Here is where the trap closes: the moment you leave the United States after accumulating more than 180 days of unlawful presence, you trigger an inadmissibility bar. If you were unlawfully present for more than 180 days but less than one year, you face a three-year bar from re-entering. If you accumulated a year or more, the bar jumps to ten years.5U.S. Citizenship and Immigration Services. Unlawful Presence and Inadmissibility For someone who has lived in the U.S. for a decade or more, that means the very act of trying to do things the “right way” results in a ten-year separation from their American family.

The Keeping Families Together program would have solved this by granting “parole in place,” treating the person as if they had been inspected and paroled at a port of entry without requiring them to leave. Under immigration law, parole satisfies the “inspected and admitted or paroled” requirement needed to adjust status to permanent resident from inside the country.2Immigrant Legal Resource Center. Adjustment of Status Eligibility: Family-Based Adjustment of Status Options That meant no departure, no unlawful presence bars, and no years-long separation.

How the Application Process Worked

Although the program is not currently accepting applications, the filing process is worth understanding in case a similar program is created in the future.

Applications were submitted online through USCIS using Form I-131F, titled “Application for Parole in Place for Certain Noncitizen Spouses and Stepchildren of U.S. Citizens.” Applicants needed to create an online account, complete the form, and upload supporting documents. There was no paper filing option.3U.S. Citizenship and Immigration Services. Keeping Families Together

Supporting documents fell into three main categories. First, proof of the marriage: a certified marriage certificate from a civil authority, plus divorce decrees or death certificates if either spouse had a prior marriage, and evidence of the U.S. citizen spouse’s citizenship such as a birth certificate or naturalization certificate. Second, evidence of continuous physical presence for the required period, organized chronologically. Third, evidence supporting a favorable exercise of discretion, such as proof of community ties, family relationships, employment history, or hardship that would result from separation.

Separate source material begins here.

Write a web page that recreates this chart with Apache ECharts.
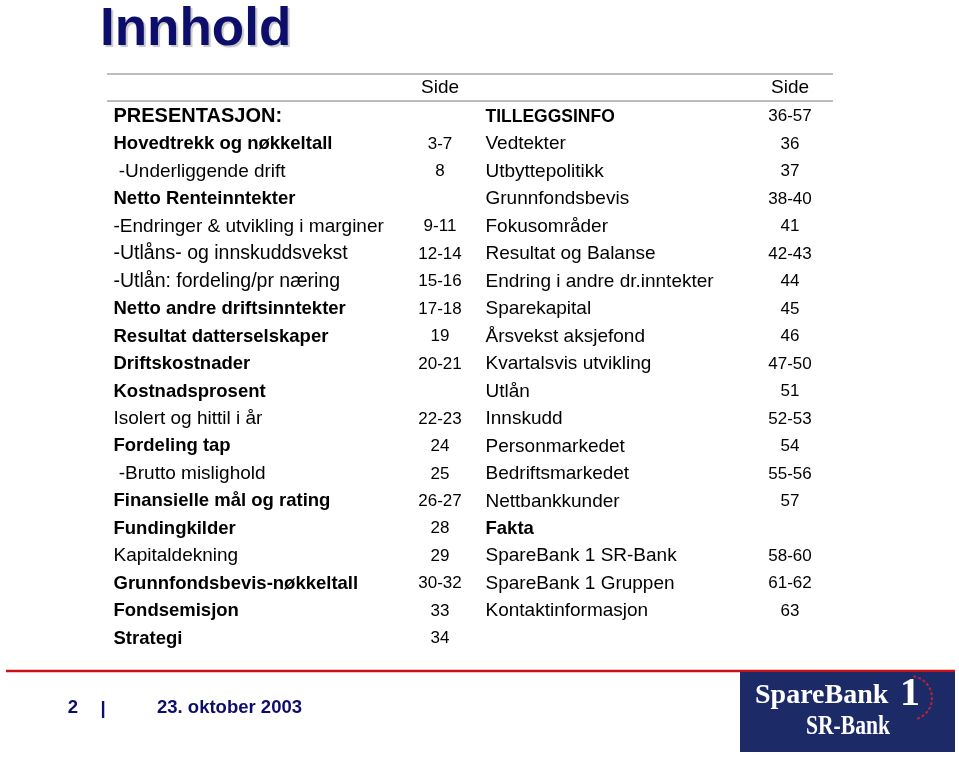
<!DOCTYPE html>
<html><head><meta charset="utf-8">
<script src="https://cdn.jsdelivr.net/npm/echarts@6/dist/echarts.min.js"></script>
<style>html,body{margin:0;padding:0;background:#fff}#c{width:959px;height:757px}</style>
</head><body><div id="c"></div>
<script>
// ---- data ----
const slideTitle = 'Innhold';
const pageHeader = 'Side';
const leftTitles = [
  'PRESENTASJON:', 'Hovedtrekk og nøkkeltall', ' -Underliggende drift', 'Netto Renteinntekter',
  '-Endringer & utvikling i marginer', '-Utlåns- og innskuddsvekst', '-Utlån: fordeling/pr næring',
  'Netto andre driftsinntekter', 'Resultat datterselskaper', 'Driftskostnader', 'Kostnadsprosent',
  'Isolert og hittil i år', 'Fordeling tap', ' -Brutto mislighold', 'Finansielle mål og rating',
  'Fundingkilder', 'Kapitaldekning', 'Grunnfondsbevis-nøkkeltall', 'Fondsemisjon', 'Strategi'
];
const leftPages = [
  '', '3-7', '8', '', '9-11', '12-14', '15-16', '17-18', '19', '20-21', '',
  '22-23', '24', '25', '26-27', '28', '29', '30-32', '33', '34'
];
// text style class per row: 0 regular, 1 bold, 2 bold section, 3 condensed section, 4 regular wide
const leftKind = [2,1,0,1,0,4,4,1,1,1,1,0,1,0,1,1,0,1,1,1];
const rightTitles = [
  'TILLEGGSINFO', 'Vedtekter', 'Utbyttepolitikk', 'Grunnfondsbevis', 'Fokusområder',
  'Resultat og Balanse', 'Endring i andre dr.inntekter', 'Sparekapital', 'Årsvekst aksjefond',
  'Kvartalsvis utvikling', 'Utlån', 'Innskudd', 'Personmarkedet', 'Bedriftsmarkedet',
  'Nettbankkunder', 'Fakta', 'SpareBank 1 SR-Bank', 'SpareBank 1 Gruppen', 'Kontaktinformasjon'
];
const rightPages = [
  '36-57', '36', '37', '38-40', '41', '42-43', '44', '45', '46', '47-50', '51',
  '52-53', '54', '55-56', '57', '', '58-60', '61-62', '63'
];
const rightKind = [3,0,0,0,0,0,0,0,0,0,0,0,0,0,0,1,0,0,0];
const footerPage = '2';
const footerDate = '23. oktober 2003';
const logoLine1 = 'SpareBank';
const logoNum = '1';
const logoLine2 = 'SR-Bank';

// ---- layout / styles ----
const FONT = '"Liberation Sans", Arial, sans-serif';
const SERIF = '"Liberation Serif", "Times New Roman", serif';
const NAVY = '#0d0d6b';
const INK = '#000';
const COL = { lt: 113, lp: 440, rt: 485, rp: 790 };
const rows = leftTitles.map((_, i) => i);

function kindStyle(k) {
  const base = { color: INK, opacity: 1, fontFamily: FONT, fontWeight: 'normal', fontSize: 19 };
  if (k === 1) return Object.assign(base, { fontWeight: 'bold', fontSize: 18.5 });
  if (k === 2) return Object.assign(base, { fontWeight: 'bold', fontSize: 20 });
  if (k === 3) return Object.assign(base, { fontWeight: 'bold', fontSize: 17.5 });
  if (k === 4) return Object.assign(base, { fontSize: 19.5 });
  return base;
}

function textSeries(titles, kinds, x, align) {
  const data = [];
  titles.forEach((t, i) => {
    if (!t) return;
    const st = kinds ? kindStyle(kinds[i]) : { color: INK, opacity: 1, fontFamily: FONT, fontWeight: 'normal', fontSize: 17 };
    data.push({ value: [x, i, t], label: st });
  });
  return {
    type: 'scatter', symbolSize: 1, itemStyle: { color: 'rgba(0,0,0,0)', opacity: 1 },
    silent: true, data: data,
    label: {
      show: true, formatter: p => p.value[2], color: INK, opacity: 1, fontFamily: FONT,
      position: align === 'left' ? 'right' : 'inside', distance: 0,
      align: align === 'left' ? 'left' : 'center', verticalAlign: 'middle'
    }
  };
}

const chart = echarts.init(document.getElementById('c'), null, { renderer: 'canvas' });
chart.setOption({
  animation: false,
  backgroundColor: '#fff',
  grid: { left: 0, right: 0, top: 103, height: 549.4 },
  xAxis: { type: 'value', min: 0, max: 959, show: false },
  yAxis: { type: 'category', data: rows, inverse: true, show: false, boundaryGap: true },
  series: [
    textSeries(leftTitles, leftKind, COL.lt, 'left'),
    textSeries(leftPages, null, COL.lp, 'center'),
    textSeries(rightTitles, rightKind, COL.rt, 'left'),
    textSeries(rightPages, null, COL.rp, 'center')
  ],
  graphic: [
    { type: 'text', left: 100, top: 4, style: { text: slideTitle, font: 'bold 53px ' + FONT, fill: NAVY,
      textShadowColor: 'rgba(0,0,0,0.22)', textShadowOffsetX: 2, textShadowOffsetY: 2, textShadowBlur: 1 } },
    { type: 'line', shape: { x1: 107, y1: 74, x2: 833, y2: 74 }, style: { stroke: '#bdbdbd', lineWidth: 2 } },
    { type: 'line', shape: { x1: 107, y1: 101, x2: 833, y2: 101 }, style: { stroke: '#bdbdbd', lineWidth: 2 } },
    { type: 'text', x: COL.lp, y: 88, style: { text: pageHeader, font: '19px ' + FONT, fill: INK, textAlign: 'center', textVerticalAlign: 'middle' } },
    { type: 'text', x: COL.rp, y: 88, style: { text: pageHeader, font: '19px ' + FONT, fill: INK, textAlign: 'center', textVerticalAlign: 'middle' } },
    { type: 'line', shape: { x1: 6, y1: 671, x2: 955, y2: 671 }, style: { stroke: '#cc1018', lineWidth: 2.5 } },
    { type: 'text', x: 73, y: 708, style: { text: footerPage, font: 'bold 18.5px ' + FONT, fill: NAVY, textAlign: 'center', textVerticalAlign: 'middle' } },
    { type: 'text', x: 103, y: 709, style: { text: '|', font: 'bold 18.5px ' + FONT, fill: NAVY, textAlign: 'center', textVerticalAlign: 'middle' } },
    { type: 'text', x: 157, y: 708, style: { text: footerDate, font: 'bold 18.5px ' + FONT, fill: NAVY, textAlign: 'left', textVerticalAlign: 'middle' } },
    { type: 'rect', shape: { x: 740, y: 672, width: 215, height: 80 }, style: { fill: '#1c2a68' } },
    { type: 'text', x: 755, y: 696, style: { text: logoLine1, font: 'bold 28px ' + SERIF, fill: '#fff', textAlign: 'left', textVerticalAlign: 'middle' } },
    { type: 'text', x: 910, y: 695, style: { text: logoNum, font: 'bold 40px ' + SERIF, fill: '#fff', textAlign: 'center', textVerticalAlign: 'middle' } },
    { type: 'arc', shape: { cx: 910, cy: 698, r: 22, startAngle: -Math.PI * 0.45, endAngle: Math.PI * 0.4 },
      style: { stroke: '#b8243a', lineWidth: 2, lineDash: [3, 2], fill: null } },
    { type: 'text', x: 848, y: 727, scaleX: 0.8,
      style: { text: logoLine2, font: 'bold 27px ' + SERIF, fill: '#fff', textAlign: 'center', textVerticalAlign: 'middle' } }
  ]
});
</script>
</body></html>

No fee waiver was available. After submission, applicants received an electronic receipt with a case number and would have been scheduled for a biometrics appointment to collect fingerprints and photographs for security screening.1U.S. Citizenship and Immigration Services. I-131F, Application for Parole in Place for Certain Noncitizen Spouses and Stepchildren of U.S. Citizens

What the Program Would Have Provided

If approved, recipients would have received a three-year parole period. During that time, they were protected from removal and could apply for an Employment Authorization Document to work legally in the United States. An EAD required a separate application using Form I-765. Once the work permit arrived, the recipient could also obtain a Social Security number, either by requesting one on the Form I-765 itself or by visiting a local Social Security office with the original EAD and a birth certificate.6Social Security Administration. Apply For Your Social Security Number While Applying For Your Work Permit and/or Lawful Permanent Residency

The most significant benefit was the path forward. Because parole counts as a lawful entry for immigration purposes, approved spouses could file for adjustment of status to become a lawful permanent resident without leaving the country. This eliminated the risk of triggering the unlawful presence bars described above.

Travel Was Extremely Risky

One point the program made very clear: parole in place did not authorize travel back into the United States. If a recipient left the country, their parole automatically terminated. Even with a separately obtained Advance Parole Document, USCIS warned that travel could trigger severe consequences including inadmissibility or execution of an outstanding removal order. Re-entry was never guaranteed.3U.S. Citizenship and Immigration Services. Keeping Families Together

Immigration Options That Still Exist

With the Keeping Families Together program blocked, undocumented spouses of U.S. citizens are back to the pre-2024 options. None of them are as clean as what KFT offered, but they are real pathways that people use every day.

I-601A Provisional Unlawful Presence Waiver

This is the most common route for people who entered without inspection. The process works in stages. First, the U.S. citizen spouse files an immigrant visa petition (Form I-130). After that is approved, the undocumented spouse files Form I-601A requesting a provisional waiver of the unlawful presence bars before leaving the country. If USCIS approves the waiver, the applicant then departs for a consular interview abroad. Because the waiver is already in hand, the time spent outside the country is typically short rather than the three or ten years the bars would otherwise impose.7U.S. Citizenship and Immigration Services. I-601A, Application for Provisional Unlawful Presence Waiver

The catch: the waiver requires proving that a qualifying U.S. citizen or permanent resident relative would suffer “extreme hardship” if the applicant were denied admission. Ordinary hardship from separation is not enough. The standard is deliberately high, and denied waivers leave families in a worse position than before because the departure has already been planned around expected approval. This process also involves leaving the country, which some applicants find unacceptably risky.

Consular Processing Without a Waiver

If you accumulated less than 180 days of unlawful presence, you may not be subject to the bars at all and could potentially attend a consular interview without needing a waiver. This situation is rare for people who have lived in the U.S. for many years, but it applies in some circumstances.

Congressional or Legislative Action

Various proposals in Congress have aimed to create a statutory path for long-term undocumented spouses. Unlike an executive program like KFT, legislation would be far harder to challenge in court. As of 2026, no such bill has passed, but the issue remains active in immigration policy discussions.

Why Legal Counsel Matters Here

Immigration cases involving undocumented spouses who entered without inspection are among the most technically complex in the system. A wrong move, like leaving the country without an approved waiver, can result in a ten-year separation that no amount of paperwork can undo. The interaction between unlawful presence bars, waiver eligibility, and adjustment of status rules creates traps that are genuinely difficult to navigate without professional guidance. If you or your spouse are in this situation, the cost of an immigration attorney is almost always less than the cost of getting it wrong.